## Written task
Leave the pictures out and copy exactly the lines from the line containing "Write the Plotly.js code for this chart." to the line containing "return (H - B", both lines included.

## Provided records
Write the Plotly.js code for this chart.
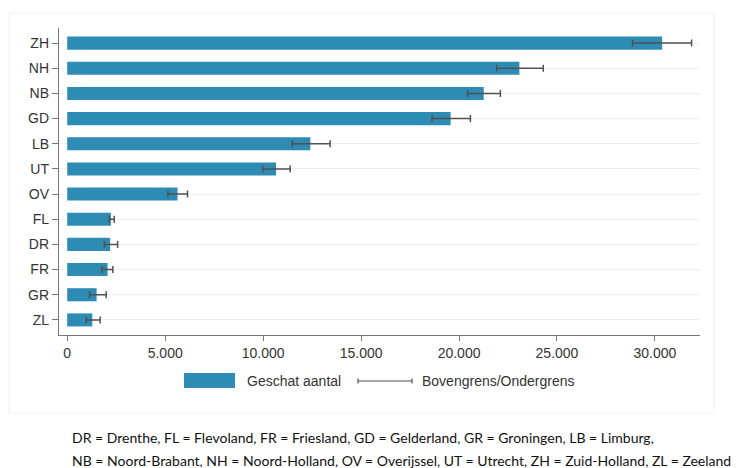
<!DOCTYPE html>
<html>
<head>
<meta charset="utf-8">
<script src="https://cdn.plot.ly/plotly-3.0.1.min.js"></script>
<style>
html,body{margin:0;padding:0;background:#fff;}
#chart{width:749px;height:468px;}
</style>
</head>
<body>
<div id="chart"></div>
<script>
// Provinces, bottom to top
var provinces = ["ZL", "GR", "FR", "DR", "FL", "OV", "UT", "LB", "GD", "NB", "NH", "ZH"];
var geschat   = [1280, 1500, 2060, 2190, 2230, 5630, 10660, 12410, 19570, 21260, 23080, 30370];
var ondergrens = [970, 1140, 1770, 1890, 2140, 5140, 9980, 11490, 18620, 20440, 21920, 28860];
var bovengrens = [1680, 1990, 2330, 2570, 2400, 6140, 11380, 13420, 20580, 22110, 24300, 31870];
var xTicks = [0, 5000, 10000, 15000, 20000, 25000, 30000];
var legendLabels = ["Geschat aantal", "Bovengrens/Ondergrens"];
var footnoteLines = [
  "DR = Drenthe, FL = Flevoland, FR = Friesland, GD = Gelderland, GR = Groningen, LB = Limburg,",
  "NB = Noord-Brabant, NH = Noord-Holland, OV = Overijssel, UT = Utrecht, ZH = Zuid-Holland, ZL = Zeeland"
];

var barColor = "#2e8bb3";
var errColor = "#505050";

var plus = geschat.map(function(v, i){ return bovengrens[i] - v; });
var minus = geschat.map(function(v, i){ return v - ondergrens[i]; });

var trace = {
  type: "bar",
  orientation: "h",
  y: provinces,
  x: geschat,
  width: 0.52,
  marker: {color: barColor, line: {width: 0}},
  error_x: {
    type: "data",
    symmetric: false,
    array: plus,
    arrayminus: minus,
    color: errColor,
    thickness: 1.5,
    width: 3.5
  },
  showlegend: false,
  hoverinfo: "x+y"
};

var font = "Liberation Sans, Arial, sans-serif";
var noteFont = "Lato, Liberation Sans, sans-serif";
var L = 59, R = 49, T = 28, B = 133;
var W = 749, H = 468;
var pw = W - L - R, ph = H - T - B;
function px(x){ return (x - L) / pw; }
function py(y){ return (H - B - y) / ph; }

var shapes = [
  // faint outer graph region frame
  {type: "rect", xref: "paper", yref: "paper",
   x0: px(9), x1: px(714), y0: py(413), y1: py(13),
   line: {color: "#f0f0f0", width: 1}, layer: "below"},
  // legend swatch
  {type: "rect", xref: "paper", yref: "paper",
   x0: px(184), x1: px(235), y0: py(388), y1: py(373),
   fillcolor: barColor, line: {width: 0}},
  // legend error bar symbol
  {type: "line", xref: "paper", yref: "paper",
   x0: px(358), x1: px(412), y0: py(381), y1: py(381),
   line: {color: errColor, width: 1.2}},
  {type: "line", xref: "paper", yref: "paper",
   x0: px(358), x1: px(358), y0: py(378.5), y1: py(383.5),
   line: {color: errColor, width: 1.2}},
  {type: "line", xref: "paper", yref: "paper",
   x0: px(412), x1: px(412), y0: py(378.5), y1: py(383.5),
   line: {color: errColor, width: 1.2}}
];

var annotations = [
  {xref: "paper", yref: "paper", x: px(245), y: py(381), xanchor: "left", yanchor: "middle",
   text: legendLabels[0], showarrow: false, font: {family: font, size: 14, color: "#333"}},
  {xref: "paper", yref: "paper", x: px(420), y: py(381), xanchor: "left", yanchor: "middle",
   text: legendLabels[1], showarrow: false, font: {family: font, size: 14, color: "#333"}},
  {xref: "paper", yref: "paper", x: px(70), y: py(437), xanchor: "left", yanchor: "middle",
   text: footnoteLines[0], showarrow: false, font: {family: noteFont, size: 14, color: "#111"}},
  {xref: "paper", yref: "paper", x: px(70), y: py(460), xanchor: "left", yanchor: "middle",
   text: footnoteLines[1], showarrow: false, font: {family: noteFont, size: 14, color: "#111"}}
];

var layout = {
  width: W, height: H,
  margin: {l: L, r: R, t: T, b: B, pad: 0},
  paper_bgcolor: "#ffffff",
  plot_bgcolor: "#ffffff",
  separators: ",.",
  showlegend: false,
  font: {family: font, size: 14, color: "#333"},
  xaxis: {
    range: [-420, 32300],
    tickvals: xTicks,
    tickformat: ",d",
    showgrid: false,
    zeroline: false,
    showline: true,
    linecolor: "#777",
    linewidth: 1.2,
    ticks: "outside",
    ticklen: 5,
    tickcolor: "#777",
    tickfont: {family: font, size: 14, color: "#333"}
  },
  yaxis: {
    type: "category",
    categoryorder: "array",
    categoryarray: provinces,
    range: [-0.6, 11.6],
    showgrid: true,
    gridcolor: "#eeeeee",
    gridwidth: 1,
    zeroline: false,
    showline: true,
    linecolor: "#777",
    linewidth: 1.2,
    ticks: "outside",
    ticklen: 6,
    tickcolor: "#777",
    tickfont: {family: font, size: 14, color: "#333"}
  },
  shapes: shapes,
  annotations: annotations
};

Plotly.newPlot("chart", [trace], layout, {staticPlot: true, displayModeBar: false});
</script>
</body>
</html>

* * *

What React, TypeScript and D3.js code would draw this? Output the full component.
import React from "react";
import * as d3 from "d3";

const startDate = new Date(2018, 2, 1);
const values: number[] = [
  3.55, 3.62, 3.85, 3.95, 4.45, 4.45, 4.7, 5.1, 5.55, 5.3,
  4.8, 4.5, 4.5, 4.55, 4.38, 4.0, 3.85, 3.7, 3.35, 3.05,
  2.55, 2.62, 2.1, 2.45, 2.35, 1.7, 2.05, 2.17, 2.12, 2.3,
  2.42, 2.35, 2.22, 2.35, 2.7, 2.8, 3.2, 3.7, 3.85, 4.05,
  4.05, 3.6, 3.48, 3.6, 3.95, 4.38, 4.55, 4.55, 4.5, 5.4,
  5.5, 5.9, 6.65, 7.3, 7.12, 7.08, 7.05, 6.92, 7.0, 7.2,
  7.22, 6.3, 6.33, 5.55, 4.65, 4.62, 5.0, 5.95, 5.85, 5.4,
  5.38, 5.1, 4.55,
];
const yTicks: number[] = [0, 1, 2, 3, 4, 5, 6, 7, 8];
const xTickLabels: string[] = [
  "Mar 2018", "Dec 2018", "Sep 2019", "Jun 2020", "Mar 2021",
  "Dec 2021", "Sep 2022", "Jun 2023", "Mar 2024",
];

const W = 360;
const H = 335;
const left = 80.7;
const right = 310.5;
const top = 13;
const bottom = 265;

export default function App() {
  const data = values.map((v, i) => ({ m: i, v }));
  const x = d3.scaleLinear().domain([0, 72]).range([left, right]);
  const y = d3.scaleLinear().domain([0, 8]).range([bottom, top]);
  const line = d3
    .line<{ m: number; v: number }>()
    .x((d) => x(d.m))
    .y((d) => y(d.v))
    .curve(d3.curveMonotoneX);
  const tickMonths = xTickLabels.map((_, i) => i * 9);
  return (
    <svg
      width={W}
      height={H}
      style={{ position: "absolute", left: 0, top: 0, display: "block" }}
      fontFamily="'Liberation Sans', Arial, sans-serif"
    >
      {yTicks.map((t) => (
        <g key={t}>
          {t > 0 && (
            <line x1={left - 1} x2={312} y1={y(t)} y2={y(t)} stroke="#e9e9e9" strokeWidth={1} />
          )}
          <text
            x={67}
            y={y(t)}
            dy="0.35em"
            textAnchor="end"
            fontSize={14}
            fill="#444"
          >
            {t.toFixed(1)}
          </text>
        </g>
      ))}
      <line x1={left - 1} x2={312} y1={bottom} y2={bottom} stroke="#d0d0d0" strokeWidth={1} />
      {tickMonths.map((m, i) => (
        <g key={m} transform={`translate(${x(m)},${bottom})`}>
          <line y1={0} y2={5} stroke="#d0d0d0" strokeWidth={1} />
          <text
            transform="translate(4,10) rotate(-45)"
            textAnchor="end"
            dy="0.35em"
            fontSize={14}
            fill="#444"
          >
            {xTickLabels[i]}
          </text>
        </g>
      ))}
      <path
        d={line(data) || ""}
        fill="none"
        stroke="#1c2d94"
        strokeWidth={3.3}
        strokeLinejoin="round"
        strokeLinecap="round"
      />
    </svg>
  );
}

==

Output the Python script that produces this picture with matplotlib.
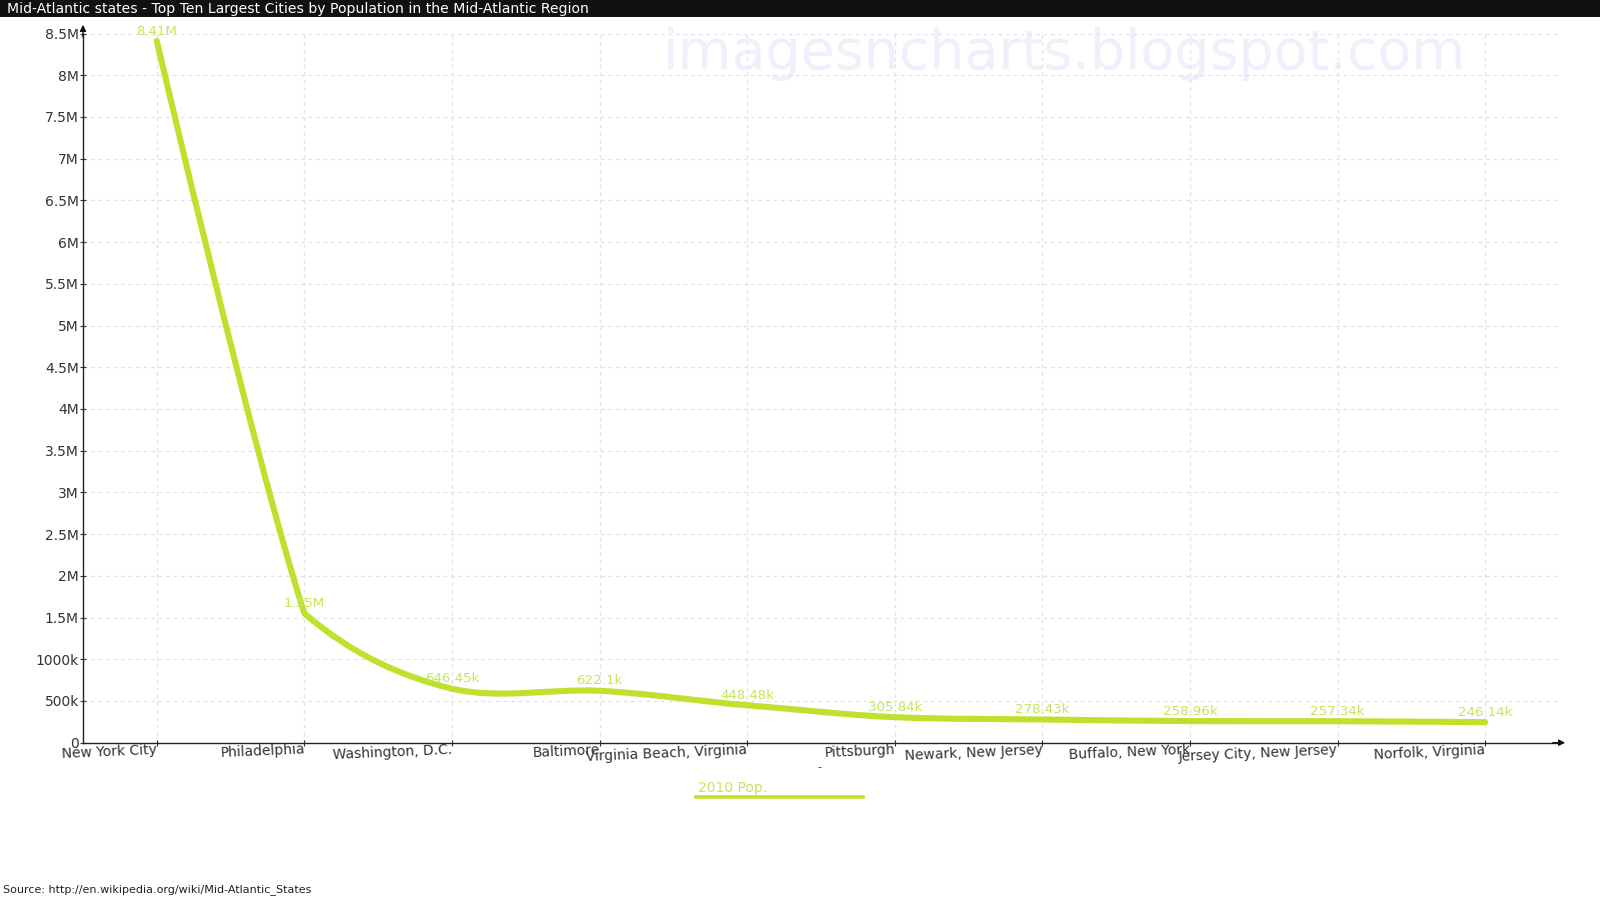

## Complete answer
Write the Plotly.js code for this chart.
<!DOCTYPE html>
<html>
<head>
<meta charset="utf-8">
<script src="https://cdn.plot.ly/plotly-3.0.1.min.js"></script>
<style>
html,body{margin:0;padding:0;background:#fff;}
#chart{width:749px;height:468px;}
</style>
</head>
<body>
<div id="chart"></div>
<script>
// Provinces, bottom to top
var provinces = ["ZL", "GR", "FR", "DR", "FL", "OV", "UT", "LB", "GD", "NB", "NH", "ZH"];
var geschat   = [1280, 1500, 2060, 2190, 2230, 5630, 10660, 12410, 19570, 21260, 23080, 30370];
var ondergrens = [970, 1140, 1770, 1890, 2140, 5140, 9980, 11490, 18620, 20440, 21920, 28860];
var bovengrens = [1680, 1990, 2330, 2570, 2400, 6140, 11380, 13420, 20580, 22110, 24300, 31870];
var xTicks = [0, 5000, 10000, 15000, 20000, 25000, 30000];
var legendLabels = ["Geschat aantal", "Bovengrens/Ondergrens"];
var footnoteLines = [
  "DR = Drenthe, FL = Flevoland, FR = Friesland, GD = Gelderland, GR = Groningen, LB = Limburg,",
  "NB = Noord-Brabant, NH = Noord-Holland, OV = Overijssel, UT = Utrecht, ZH = Zuid-Holland, ZL = Zeeland"
];

var barColor = "#2e8bb3";
var errColor = "#505050";

var plus = geschat.map(function(v, i){ return bovengrens[i] - v; });
var minus = geschat.map(function(v, i){ return v - ondergrens[i]; });

var trace = {
  type: "bar",
  orientation: "h",
  y: provinces,
  x: geschat,
  width: 0.52,
  marker: {color: barColor, line: {width: 0}},
  error_x: {
    type: "data",
    symmetric: false,
    array: plus,
    arrayminus: minus,
    color: errColor,
    thickness: 1.5,
    width: 3.5
  },
  showlegend: false,
  hoverinfo: "x+y"
};

var font = "Liberation Sans, Arial, sans-serif";
var noteFont = "Lato, Liberation Sans, sans-serif";
var L = 59, R = 49, T = 28, B = 133;
var W = 749, H = 468;
var pw = W - L - R, ph = H - T - B;
function px(x){ return (x - L) / pw; }
function py(y){ return (H - B - y) / ph; }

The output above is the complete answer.